[START Input material]

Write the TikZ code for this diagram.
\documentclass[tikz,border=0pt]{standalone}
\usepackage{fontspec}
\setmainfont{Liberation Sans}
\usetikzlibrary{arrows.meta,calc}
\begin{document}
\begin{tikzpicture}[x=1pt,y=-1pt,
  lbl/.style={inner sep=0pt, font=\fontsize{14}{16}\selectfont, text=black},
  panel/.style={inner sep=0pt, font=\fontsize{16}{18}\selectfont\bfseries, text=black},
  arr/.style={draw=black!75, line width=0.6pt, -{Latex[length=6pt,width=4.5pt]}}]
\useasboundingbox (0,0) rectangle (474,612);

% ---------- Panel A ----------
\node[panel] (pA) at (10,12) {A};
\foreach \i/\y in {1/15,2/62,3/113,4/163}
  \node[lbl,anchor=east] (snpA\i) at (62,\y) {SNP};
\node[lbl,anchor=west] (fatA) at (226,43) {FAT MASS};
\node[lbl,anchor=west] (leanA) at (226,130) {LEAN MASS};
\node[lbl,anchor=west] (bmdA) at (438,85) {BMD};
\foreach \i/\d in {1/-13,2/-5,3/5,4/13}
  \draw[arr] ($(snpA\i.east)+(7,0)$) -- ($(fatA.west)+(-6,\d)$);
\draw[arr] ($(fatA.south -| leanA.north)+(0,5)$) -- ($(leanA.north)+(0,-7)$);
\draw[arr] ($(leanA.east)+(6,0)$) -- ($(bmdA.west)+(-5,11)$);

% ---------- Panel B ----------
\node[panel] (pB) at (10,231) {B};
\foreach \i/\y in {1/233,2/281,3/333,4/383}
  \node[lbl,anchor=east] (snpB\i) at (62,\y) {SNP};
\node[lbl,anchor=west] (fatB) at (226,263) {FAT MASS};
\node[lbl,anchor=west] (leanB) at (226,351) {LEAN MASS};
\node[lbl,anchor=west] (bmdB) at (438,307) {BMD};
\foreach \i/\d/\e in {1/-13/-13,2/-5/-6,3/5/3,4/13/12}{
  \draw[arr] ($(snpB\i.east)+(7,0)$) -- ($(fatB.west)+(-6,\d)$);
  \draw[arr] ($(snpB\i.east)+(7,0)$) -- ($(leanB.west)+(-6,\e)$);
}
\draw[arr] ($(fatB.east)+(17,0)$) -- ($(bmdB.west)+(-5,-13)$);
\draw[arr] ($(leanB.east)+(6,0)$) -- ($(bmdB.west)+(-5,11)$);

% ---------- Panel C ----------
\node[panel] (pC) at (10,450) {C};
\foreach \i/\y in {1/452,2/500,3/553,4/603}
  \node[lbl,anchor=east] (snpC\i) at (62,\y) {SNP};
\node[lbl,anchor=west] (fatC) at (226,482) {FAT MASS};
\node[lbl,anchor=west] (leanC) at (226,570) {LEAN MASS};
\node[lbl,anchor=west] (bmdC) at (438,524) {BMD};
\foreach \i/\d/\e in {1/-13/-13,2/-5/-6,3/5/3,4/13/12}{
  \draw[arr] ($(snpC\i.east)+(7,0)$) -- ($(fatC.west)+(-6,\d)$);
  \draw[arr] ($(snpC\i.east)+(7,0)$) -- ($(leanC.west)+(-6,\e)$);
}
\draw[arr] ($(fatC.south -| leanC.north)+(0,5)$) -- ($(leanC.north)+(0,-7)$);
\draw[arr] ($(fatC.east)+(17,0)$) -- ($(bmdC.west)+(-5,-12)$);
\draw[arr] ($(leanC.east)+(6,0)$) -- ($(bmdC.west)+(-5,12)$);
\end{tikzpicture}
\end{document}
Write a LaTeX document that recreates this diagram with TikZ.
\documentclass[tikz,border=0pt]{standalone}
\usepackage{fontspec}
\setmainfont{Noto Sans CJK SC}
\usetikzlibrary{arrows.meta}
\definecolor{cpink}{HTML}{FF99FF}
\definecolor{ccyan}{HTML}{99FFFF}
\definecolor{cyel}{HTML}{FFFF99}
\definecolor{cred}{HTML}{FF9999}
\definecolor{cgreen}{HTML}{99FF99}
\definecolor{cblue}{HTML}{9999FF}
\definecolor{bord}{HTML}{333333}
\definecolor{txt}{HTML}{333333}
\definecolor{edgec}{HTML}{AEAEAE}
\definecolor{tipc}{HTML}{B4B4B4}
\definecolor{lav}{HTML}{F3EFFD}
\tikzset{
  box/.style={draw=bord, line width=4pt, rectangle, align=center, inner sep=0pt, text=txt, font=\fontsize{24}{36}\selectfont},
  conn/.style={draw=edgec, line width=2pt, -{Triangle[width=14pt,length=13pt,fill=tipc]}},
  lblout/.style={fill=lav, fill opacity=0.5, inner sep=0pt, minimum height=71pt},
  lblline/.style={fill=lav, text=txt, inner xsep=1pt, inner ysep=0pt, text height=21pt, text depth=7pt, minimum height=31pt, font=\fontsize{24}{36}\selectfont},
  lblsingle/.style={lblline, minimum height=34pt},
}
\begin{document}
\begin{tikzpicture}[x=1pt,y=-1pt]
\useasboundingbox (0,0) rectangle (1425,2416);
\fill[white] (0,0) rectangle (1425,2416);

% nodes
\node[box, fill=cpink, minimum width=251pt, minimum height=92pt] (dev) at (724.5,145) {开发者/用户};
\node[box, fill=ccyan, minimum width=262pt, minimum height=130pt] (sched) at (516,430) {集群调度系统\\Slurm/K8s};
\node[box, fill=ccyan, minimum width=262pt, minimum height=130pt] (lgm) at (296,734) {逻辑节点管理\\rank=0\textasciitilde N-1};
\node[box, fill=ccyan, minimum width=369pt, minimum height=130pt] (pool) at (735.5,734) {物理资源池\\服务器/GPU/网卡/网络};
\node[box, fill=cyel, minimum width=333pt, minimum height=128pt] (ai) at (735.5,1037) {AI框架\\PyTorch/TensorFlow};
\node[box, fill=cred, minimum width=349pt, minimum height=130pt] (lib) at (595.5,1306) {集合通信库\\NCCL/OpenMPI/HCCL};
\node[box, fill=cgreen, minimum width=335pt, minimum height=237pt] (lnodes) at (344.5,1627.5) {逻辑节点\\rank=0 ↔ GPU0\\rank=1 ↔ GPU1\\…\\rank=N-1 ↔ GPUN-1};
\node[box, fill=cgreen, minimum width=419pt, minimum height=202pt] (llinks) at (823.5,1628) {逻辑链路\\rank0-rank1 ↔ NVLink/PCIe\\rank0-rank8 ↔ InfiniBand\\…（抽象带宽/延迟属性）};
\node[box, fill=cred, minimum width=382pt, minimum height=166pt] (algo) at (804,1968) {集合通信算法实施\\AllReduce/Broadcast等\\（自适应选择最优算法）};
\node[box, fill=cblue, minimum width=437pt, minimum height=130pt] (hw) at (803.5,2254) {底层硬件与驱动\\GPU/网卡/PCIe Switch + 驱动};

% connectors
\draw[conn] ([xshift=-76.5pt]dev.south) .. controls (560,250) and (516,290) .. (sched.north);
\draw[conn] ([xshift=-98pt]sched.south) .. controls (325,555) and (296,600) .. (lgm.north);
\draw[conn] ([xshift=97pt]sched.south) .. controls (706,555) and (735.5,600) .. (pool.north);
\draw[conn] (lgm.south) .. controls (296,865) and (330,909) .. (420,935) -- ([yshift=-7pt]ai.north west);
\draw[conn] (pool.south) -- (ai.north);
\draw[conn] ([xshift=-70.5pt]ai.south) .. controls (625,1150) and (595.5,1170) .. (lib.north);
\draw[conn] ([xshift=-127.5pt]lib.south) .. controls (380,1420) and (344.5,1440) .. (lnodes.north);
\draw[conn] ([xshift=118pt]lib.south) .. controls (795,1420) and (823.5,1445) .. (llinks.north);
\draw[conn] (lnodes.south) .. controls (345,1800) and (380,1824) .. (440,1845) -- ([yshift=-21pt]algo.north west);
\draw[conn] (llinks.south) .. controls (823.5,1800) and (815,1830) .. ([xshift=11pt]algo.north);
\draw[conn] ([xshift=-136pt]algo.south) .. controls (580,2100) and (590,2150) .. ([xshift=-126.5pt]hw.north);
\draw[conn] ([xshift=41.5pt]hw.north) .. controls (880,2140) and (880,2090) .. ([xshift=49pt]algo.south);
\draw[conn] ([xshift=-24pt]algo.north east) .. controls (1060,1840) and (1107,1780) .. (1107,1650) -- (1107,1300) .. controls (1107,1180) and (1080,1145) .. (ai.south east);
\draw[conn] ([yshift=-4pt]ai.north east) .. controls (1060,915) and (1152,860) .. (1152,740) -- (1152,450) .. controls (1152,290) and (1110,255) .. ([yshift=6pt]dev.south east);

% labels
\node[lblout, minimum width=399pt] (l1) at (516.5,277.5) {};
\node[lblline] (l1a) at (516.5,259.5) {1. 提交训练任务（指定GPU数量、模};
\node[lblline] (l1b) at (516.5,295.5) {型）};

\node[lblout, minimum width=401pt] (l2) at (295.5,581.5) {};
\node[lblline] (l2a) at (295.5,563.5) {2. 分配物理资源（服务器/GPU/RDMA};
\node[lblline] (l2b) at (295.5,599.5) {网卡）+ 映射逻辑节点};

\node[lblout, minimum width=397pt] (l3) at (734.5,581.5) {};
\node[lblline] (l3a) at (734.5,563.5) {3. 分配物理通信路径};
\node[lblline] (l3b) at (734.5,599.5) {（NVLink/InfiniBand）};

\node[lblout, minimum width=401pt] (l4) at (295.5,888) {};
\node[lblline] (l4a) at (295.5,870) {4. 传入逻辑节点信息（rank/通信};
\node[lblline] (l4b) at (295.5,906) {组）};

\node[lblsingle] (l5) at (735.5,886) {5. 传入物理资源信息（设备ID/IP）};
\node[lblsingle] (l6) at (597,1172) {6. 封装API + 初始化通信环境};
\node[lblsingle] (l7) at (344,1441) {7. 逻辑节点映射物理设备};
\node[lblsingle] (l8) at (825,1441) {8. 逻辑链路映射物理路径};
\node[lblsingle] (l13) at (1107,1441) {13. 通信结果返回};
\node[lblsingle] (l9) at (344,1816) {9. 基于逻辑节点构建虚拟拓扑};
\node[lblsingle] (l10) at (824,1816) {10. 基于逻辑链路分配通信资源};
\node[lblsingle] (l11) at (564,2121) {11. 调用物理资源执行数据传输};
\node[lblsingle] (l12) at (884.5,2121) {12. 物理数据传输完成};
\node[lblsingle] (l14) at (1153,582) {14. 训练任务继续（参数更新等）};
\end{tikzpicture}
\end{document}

[END Input material]

Given instruction:
Exactly repeat the lines running from the top of the listing to the line bearing "(0,0) rectangle (474,612);", both of those lines included, and only them.

The output:
Write the TikZ code for this diagram.
\documentclass[tikz,border=0pt]{standalone}
\usepackage{fontspec}
\setmainfont{Liberation Sans}
\usetikzlibrary{arrows.meta,calc}
\begin{document}
\begin{tikzpicture}[x=1pt,y=-1pt,
  lbl/.style={inner sep=0pt, font=\fontsize{14}{16}\selectfont, text=black},
  panel/.style={inner sep=0pt, font=\fontsize{16}{18}\selectfont\bfseries, text=black},
  arr/.style={draw=black!75, line width=0.6pt, -{Latex[length=6pt,width=4.5pt]}}]
\useasboundingbox (0,0) rectangle (474,612);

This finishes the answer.